Interesting comments on the previous post. After reading these two reviews on Slate, however, one against Nintendo's new Wii, and one ostensibly for the Wii, but also kind of against it anyway, I think the XBox 360 is going to be the one for me. Over the long haul, I need a system that will allow me to commit heinous (though digital) acts of ultra-violence (think "Hitman"), and the Wii will never ever let me do that. Looks like it's going to be me and the fine folks at Microsoft walking hand in hand down Video Game Avenue for the next 5 years or so.
Anyway, "Borat". Peggy and I saw this in a packed theater on Friday night. And I mean packed. I can't remember the last time I was in a theater this full-- maybe not since the last installment of the "Lord of the Rings" trilogy. Even the front row was fully-stocked. I thought it was a funny movie. I laughed at a pretty regular clip throughout, as did my audience. But the funniest part of the movie for me came out of a scripted scene, a scene not at all dependent on the credulous and overly-polite Americans upon which Cohen preys; I speak of course of the man-on-man naked Kazakh wrestling in the hotel room scene. I laughed very very hard at this. Not Cougar-Scene-in-"Talladega Nights" hard, but tearfully, certainly. What I liked least about the movie was what made up the bulk of "Borat": the scenes involving the dupes. Whether it was the genteel southerners in Alabama who hosted Borat for dinner or the moronic, racist, mysogenistic frat boys he hitched a ride with, that kind of humor just makes me uncomfortable and there's not much that's funny about it.

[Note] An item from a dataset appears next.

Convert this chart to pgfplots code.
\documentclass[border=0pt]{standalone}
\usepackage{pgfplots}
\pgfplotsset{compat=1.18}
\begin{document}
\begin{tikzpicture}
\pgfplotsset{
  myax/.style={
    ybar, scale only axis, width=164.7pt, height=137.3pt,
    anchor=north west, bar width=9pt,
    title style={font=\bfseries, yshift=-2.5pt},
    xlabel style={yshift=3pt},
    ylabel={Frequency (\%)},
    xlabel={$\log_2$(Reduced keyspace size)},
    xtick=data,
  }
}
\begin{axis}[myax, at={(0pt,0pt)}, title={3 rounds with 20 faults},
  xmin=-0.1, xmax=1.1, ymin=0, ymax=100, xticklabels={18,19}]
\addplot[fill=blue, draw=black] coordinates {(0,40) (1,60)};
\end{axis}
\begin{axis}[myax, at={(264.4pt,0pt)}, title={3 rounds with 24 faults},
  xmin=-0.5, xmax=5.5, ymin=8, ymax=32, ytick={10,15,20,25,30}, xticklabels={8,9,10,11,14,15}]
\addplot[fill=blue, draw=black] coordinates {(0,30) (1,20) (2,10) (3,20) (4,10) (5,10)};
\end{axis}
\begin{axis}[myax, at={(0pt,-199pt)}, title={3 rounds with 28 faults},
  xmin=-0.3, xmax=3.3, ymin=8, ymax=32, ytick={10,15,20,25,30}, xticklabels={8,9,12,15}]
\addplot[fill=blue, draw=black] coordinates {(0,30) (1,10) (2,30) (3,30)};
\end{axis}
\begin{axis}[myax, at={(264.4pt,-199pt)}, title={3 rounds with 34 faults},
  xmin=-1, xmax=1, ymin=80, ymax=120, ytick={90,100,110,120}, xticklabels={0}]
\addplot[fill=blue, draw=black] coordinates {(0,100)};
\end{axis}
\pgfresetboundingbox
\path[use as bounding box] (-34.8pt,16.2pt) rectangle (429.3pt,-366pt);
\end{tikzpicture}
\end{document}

I think Christopher Hitchens was right when he wrote that "Borat" is less a testament to the inate racism and backwardness of rural America than it is evidence of America's surfeit of politeness. (Maybe not so much in New York when Borat was trying to kiss fellow pedestrians, but that's the big city.) Though I guess there's a sort of pleasure in watching small-minded and ignorant sons of bitches hang themselves with their own words, but overall it just seemed like a smart Cambridge graduate from England coming into the American countryside to pick on some hick yokels. Don't they have ignorant hicks in England?
Also, I thought the transitions between the bits were clunky; just throwing up some subtitles while the fat guy talks to Borat in the ice cream truck about which "important interview" they had to prep for next seemed kind of lazy. Overall "Borat" felt like an overlong episode of his HBO show featuring just the one character, but despite the apparent shoestring budget, Cohen manages to pull it off. I didn't love it, but the movie's entertaining and very funny in parts.
(And what's the concensus on the Pam Anderson thing? She had to be in on it, right? Otherwise wouldn't Cohen have had to go to jail for a time.)
Also, Robert Altman, the auteur who directed classics like "Popeye" and "A Prarie Home Companion" and "Dr. T and the Women", died today. Maybe this will inspire me to get up off my ass and see some of the movies he's actually famous for. Anyway, it's sad. Not Kubrick sad, but you know. Sad.